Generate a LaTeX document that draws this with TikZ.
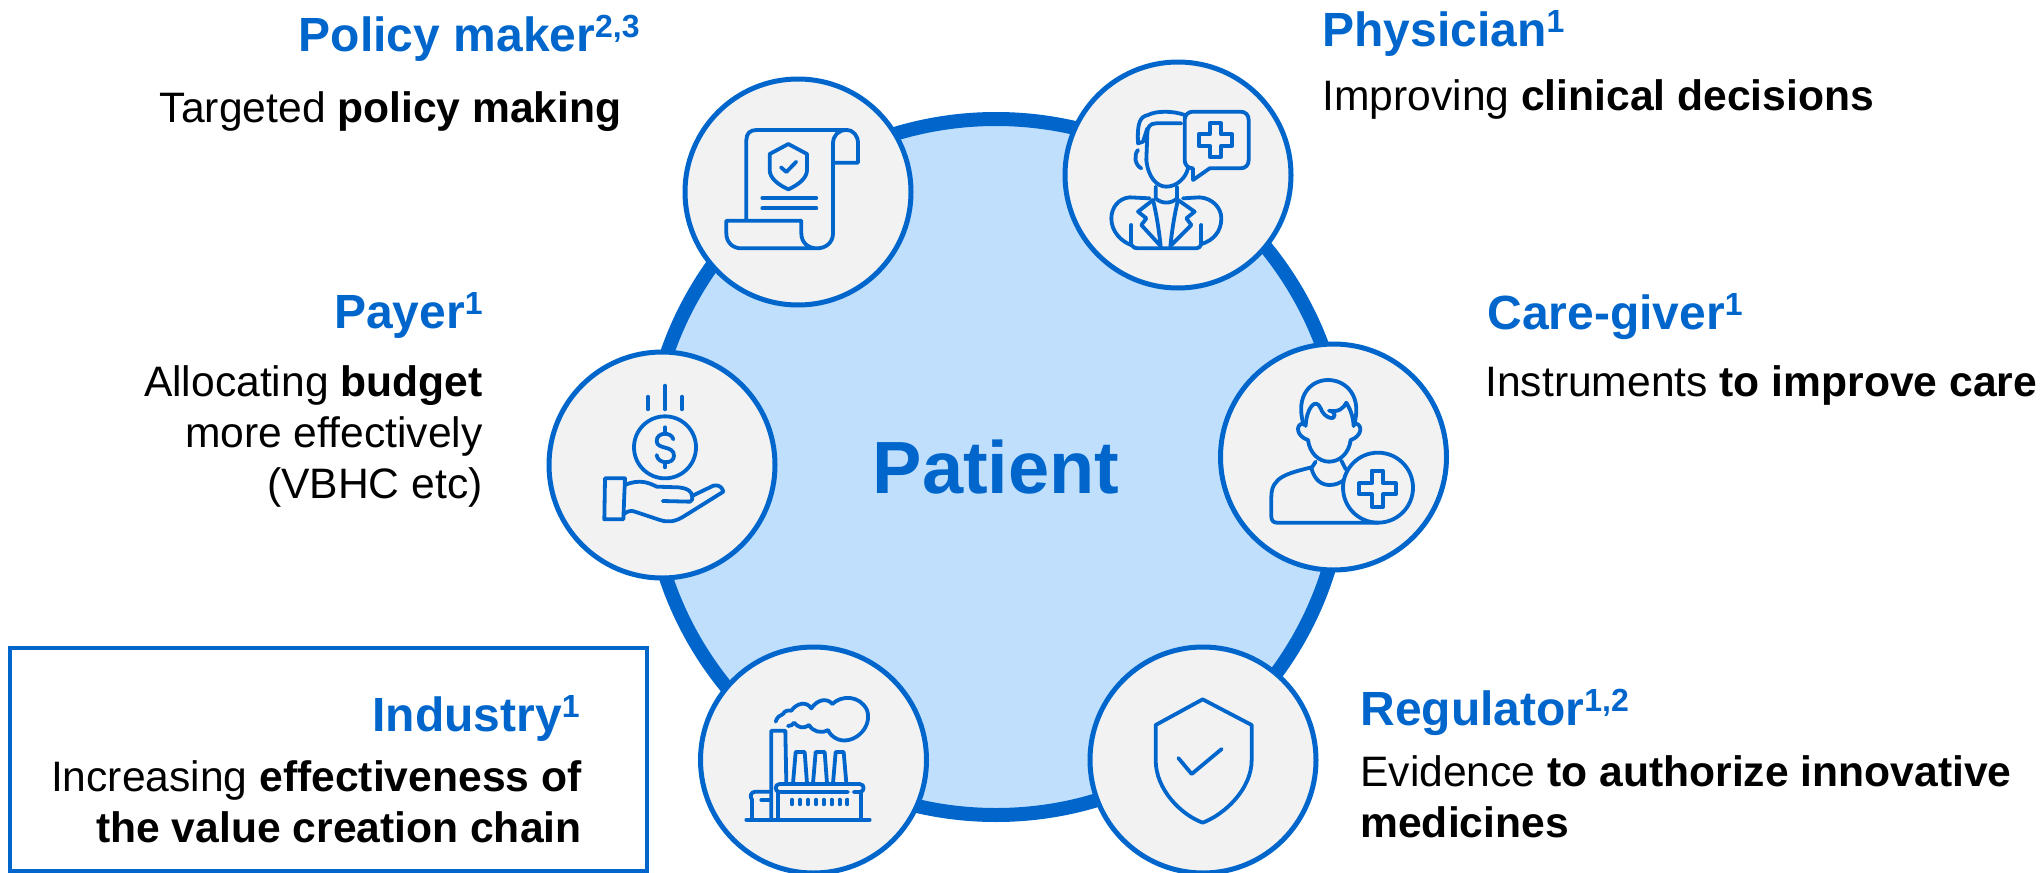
--
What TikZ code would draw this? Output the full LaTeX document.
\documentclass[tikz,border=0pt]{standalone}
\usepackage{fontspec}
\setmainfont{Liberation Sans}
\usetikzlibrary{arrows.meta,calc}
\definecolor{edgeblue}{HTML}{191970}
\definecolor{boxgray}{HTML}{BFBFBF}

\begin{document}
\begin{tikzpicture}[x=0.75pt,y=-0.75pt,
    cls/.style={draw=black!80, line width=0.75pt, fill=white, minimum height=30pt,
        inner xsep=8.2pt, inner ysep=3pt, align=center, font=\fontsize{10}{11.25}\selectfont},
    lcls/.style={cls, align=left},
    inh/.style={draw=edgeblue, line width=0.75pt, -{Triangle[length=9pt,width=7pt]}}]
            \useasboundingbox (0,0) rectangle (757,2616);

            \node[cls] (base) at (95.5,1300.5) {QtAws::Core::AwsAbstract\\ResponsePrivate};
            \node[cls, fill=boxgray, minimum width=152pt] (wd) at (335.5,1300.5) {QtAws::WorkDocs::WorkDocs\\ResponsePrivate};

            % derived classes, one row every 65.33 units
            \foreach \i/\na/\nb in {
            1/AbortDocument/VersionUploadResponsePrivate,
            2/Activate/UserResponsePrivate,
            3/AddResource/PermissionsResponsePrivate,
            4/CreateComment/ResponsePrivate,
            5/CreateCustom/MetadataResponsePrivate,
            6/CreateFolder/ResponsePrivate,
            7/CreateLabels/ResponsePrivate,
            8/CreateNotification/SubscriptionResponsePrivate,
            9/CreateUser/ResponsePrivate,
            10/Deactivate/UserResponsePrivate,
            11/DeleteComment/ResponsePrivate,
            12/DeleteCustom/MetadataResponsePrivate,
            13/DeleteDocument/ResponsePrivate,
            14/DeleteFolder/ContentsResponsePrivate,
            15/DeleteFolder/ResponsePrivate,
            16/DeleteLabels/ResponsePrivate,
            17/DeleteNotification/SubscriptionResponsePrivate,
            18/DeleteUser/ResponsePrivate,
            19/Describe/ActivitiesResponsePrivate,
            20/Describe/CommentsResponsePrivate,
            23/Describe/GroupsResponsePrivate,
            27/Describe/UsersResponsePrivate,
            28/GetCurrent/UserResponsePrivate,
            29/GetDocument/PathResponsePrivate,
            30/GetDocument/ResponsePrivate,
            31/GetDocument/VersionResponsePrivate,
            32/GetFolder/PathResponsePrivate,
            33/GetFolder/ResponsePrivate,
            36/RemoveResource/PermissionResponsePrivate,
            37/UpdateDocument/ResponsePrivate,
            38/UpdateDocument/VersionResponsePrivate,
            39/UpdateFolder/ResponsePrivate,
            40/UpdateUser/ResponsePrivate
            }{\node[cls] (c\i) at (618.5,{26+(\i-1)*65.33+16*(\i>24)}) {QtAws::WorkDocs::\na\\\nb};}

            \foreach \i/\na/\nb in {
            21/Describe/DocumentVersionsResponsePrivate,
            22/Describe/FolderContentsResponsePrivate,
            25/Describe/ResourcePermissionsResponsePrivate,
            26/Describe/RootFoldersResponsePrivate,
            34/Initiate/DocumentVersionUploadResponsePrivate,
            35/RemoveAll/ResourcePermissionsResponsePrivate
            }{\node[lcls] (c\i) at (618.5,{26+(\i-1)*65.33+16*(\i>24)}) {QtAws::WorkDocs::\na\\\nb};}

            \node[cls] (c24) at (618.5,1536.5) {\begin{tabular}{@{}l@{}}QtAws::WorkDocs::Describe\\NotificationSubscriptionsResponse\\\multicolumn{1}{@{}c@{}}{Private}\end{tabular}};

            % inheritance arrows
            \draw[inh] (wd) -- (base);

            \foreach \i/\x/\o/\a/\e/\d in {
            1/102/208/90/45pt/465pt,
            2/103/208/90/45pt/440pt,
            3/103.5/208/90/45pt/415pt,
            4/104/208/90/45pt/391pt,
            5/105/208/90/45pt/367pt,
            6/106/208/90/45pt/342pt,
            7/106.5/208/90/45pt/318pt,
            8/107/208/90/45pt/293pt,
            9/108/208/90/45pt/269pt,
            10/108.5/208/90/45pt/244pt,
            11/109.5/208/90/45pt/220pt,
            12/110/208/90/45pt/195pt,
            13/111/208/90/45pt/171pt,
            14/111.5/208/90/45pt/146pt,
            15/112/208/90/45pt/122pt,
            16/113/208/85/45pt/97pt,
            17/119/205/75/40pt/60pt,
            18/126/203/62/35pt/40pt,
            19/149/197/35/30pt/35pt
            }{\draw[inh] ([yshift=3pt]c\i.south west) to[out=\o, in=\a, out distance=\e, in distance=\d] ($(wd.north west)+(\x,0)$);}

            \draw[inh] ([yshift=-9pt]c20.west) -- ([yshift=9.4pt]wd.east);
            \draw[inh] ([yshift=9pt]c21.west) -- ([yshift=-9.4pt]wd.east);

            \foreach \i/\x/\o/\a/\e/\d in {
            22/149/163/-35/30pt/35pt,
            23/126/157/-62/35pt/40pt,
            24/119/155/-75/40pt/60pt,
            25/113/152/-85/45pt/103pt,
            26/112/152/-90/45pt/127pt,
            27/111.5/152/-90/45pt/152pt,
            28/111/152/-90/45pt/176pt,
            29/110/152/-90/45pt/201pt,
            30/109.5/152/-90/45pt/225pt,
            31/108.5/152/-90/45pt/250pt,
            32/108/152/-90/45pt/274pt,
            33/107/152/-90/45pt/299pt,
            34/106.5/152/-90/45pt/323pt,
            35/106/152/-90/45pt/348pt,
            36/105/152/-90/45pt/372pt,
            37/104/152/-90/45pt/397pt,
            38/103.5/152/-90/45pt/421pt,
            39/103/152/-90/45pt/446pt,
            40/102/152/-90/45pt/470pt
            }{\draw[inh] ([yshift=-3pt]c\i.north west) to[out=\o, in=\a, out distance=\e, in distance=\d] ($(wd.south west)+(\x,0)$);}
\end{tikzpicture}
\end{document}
--
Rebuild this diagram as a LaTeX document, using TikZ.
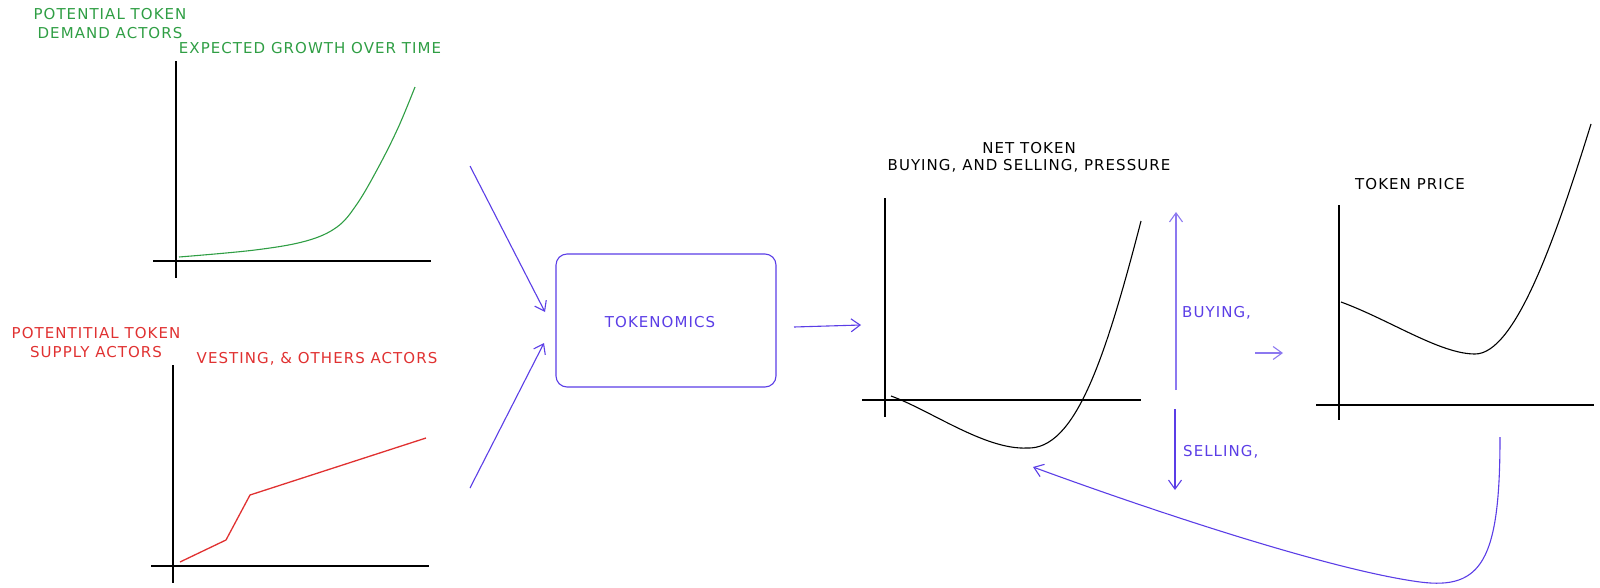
--
» Task goal: The required output is an exact reproduction of the lines starting at the one that contains "What TikZ code" and ending at the one that contains "fill=boxgray, minimum width=152pt]". Both boundary lines belong to it.

» Response below:
What TikZ code would draw this? Output the full LaTeX document.
\documentclass[tikz,border=0pt]{standalone}
\usepackage{fontspec}
\setmainfont{Liberation Sans}
\usetikzlibrary{arrows.meta,calc}
\definecolor{edgeblue}{HTML}{191970}
\definecolor{boxgray}{HTML}{BFBFBF}

\begin{document}
\begin{tikzpicture}[x=0.75pt,y=-0.75pt,
    cls/.style={draw=black!80, line width=0.75pt, fill=white, minimum height=30pt,
        inner xsep=8.2pt, inner ysep=3pt, align=center, font=\fontsize{10}{11.25}\selectfont},
    lcls/.style={cls, align=left},
    inh/.style={draw=edgeblue, line width=0.75pt, -{Triangle[length=9pt,width=7pt]}}]
            \useasboundingbox (0,0) rectangle (757,2616);

            \node[cls] (base) at (95.5,1300.5) {QtAws::Core::AwsAbstract\\ResponsePrivate};
            \node[cls, fill=boxgray, minimum width=152pt] (wd) at (335.5,1300.5) {QtAws::WorkDocs::WorkDocs\\ResponsePrivate};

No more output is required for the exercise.